Tidak ada keluarga yang ditinggalkan orang asing ini, paling tidak sejauh yang diketahui. Juga tidak ada makam atau peninggalan yang bisa dipakai merujuk untuk mencari karakter pribadi More. Sulit dijawab, mengapa More, katakanlah, lebih istimewa sampai jadi nama kecamatan, sementara Nevis, Falloch, dan Albert tidak.

Surat elektronik yang dilayangkan Arief kemudian menyebutkan lampiran riwayat perkebunan Glenmore, yang menceritakan versi resmi perkebunan Glenmore dari manajer di kebun Glenmore sekarang, bernama Yudi Kristanto.

Menurut versi ini, tidak ada nama More. Orang yang menguasai kebun itu bernama Ros Taylor. Izin perkebunan didapat tahun 1910. Ros Taylor sendiri yang memimpin pembukaan hutan di kawasan itu.

Kepemilikannya diumumkan di Javasche Courant pada 30 Maret 1909, setelah izinnya ditandatangani Gubernur Jenderal Belanda, 24 Februari 1909. Setelah pergolakan Perang Dunia, Belanda terusir, disusul Jepang, perkebunan itu sempat jatuh ke tangan pengusaha Liem Tek Hie. Pada tahun 1969 tanah seluas 163.800 hektar itu jatuh ke tangan petani penggarap.

Pada tahun 1980 perusahaan perkebunan Margosuko Group di bawah nama Dharyono Kertosastro membelinya resmi dan menguasainya hingga sekarang.

Kebun Kali Sepanjang, Glenmore, yang dikelola Arief, ditinggali ratusan petani yang menghuni perumahan perkebunan secara semipermanen.
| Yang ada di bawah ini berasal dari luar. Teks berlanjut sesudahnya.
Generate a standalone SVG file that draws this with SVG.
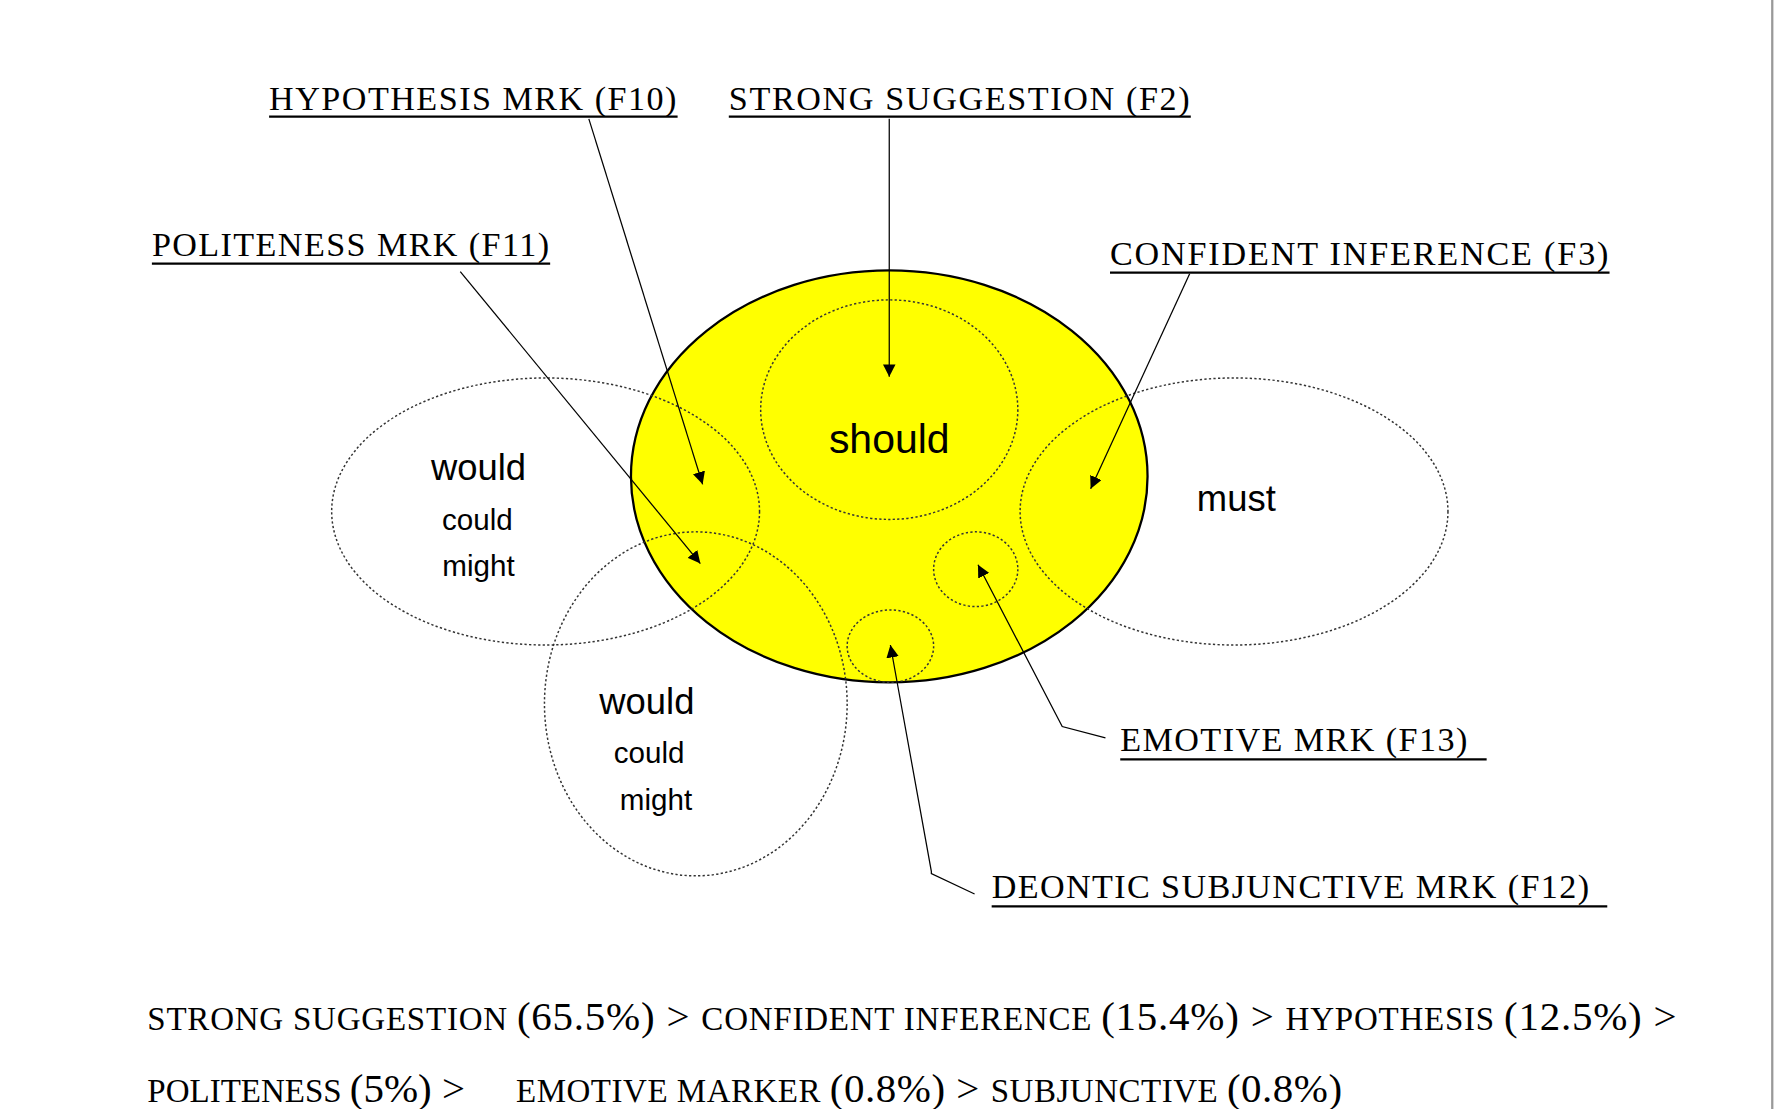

Salah satu inovasinya berhasil menembus pasar Unilever untuk produksi gula kelapa kerja sama petani dan PT Perkebunan Nusantara XII.

“Saya mengaplikasikan perbaikan keasaman gula nira, yang sebelumnya amat sulit dilakukan petani, hingga meningkatkan harga pembelian Unilever untuk produk kecap Bango, dari semula Rp 2.200 per kg menjadi Rp 5.000 per kg,” katanya.

Siapa pun warga asing yang membuka Glenmore dulu, ia tetaplah menimbulkan jejak ekonomi bagi warga dan perkebunan di wilayah itu.